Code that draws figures
[start]

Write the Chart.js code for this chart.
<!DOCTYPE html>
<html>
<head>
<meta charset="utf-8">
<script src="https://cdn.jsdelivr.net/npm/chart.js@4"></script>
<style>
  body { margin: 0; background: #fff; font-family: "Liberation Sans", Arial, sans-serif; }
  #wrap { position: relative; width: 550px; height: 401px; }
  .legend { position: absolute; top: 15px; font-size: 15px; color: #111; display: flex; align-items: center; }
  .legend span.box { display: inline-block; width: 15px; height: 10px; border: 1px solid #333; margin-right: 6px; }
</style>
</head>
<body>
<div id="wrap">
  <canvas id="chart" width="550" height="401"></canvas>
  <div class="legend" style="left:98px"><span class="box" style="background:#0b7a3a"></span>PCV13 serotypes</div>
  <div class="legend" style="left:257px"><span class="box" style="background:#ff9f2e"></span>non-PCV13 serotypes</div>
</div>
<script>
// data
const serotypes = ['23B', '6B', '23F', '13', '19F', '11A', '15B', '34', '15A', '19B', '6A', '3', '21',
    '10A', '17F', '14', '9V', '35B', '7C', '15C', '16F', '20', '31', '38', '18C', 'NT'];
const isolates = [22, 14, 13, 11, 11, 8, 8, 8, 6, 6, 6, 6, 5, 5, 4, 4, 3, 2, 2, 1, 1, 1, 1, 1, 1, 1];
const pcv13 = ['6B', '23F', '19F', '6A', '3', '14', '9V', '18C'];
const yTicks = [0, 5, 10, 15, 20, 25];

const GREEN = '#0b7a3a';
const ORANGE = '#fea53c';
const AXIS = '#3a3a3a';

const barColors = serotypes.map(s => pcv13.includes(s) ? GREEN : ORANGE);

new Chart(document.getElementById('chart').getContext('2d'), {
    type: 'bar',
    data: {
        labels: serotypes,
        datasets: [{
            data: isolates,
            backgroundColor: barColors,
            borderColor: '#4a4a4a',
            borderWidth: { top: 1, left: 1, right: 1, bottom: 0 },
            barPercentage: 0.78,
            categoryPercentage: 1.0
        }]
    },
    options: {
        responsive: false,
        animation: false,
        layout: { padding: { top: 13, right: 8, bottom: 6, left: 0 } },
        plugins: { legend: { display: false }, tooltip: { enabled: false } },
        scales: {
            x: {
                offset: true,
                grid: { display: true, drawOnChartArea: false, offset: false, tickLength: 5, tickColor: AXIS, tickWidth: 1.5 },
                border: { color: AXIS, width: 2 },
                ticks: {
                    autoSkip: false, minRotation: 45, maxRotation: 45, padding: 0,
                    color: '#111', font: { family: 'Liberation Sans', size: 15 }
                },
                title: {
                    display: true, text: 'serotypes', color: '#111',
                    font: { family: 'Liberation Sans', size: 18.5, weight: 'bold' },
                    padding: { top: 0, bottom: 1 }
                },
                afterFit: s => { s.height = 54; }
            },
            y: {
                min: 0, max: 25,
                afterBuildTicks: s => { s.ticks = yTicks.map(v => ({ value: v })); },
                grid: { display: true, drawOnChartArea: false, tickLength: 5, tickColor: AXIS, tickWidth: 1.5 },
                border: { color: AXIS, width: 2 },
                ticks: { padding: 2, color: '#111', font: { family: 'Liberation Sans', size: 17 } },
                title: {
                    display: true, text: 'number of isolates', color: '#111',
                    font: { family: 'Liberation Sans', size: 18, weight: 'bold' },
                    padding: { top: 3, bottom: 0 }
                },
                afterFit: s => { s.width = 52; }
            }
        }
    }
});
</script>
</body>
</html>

[end]
[start]

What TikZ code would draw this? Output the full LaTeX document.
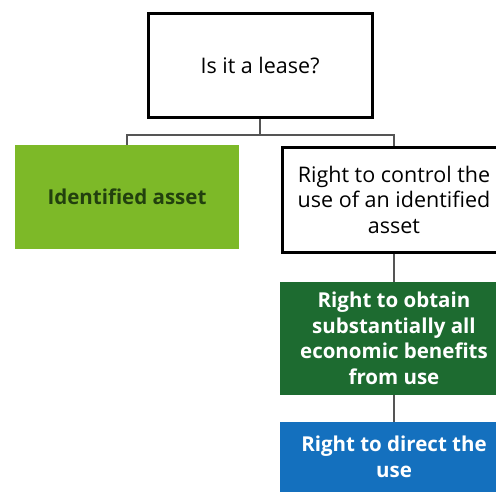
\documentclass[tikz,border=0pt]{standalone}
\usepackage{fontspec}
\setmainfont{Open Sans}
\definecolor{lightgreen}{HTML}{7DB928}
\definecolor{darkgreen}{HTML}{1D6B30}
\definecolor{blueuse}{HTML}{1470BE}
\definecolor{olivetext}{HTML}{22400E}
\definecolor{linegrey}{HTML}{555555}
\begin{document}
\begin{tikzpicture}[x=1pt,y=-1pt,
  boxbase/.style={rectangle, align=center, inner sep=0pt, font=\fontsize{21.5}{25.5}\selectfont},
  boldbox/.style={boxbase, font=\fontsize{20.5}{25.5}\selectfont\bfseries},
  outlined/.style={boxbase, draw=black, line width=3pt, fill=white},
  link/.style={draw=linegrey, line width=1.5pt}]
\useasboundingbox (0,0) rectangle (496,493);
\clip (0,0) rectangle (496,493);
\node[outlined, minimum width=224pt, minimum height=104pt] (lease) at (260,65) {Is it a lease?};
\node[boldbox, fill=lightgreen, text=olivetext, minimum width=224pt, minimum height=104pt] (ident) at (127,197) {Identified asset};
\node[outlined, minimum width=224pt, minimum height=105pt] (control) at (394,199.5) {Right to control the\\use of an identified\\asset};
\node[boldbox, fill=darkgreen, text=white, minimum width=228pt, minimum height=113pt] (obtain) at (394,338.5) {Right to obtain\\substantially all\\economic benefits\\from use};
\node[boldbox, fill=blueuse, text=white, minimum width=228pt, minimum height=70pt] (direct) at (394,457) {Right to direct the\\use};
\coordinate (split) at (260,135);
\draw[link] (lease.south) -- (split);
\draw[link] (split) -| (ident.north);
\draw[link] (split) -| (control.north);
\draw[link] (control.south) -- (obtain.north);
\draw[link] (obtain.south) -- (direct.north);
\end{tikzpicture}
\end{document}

[end]

Search the data for the string "this". List each line that has it.

Write the Chart.js code for this chart.
What TikZ code would draw this? Output the full LaTeX document.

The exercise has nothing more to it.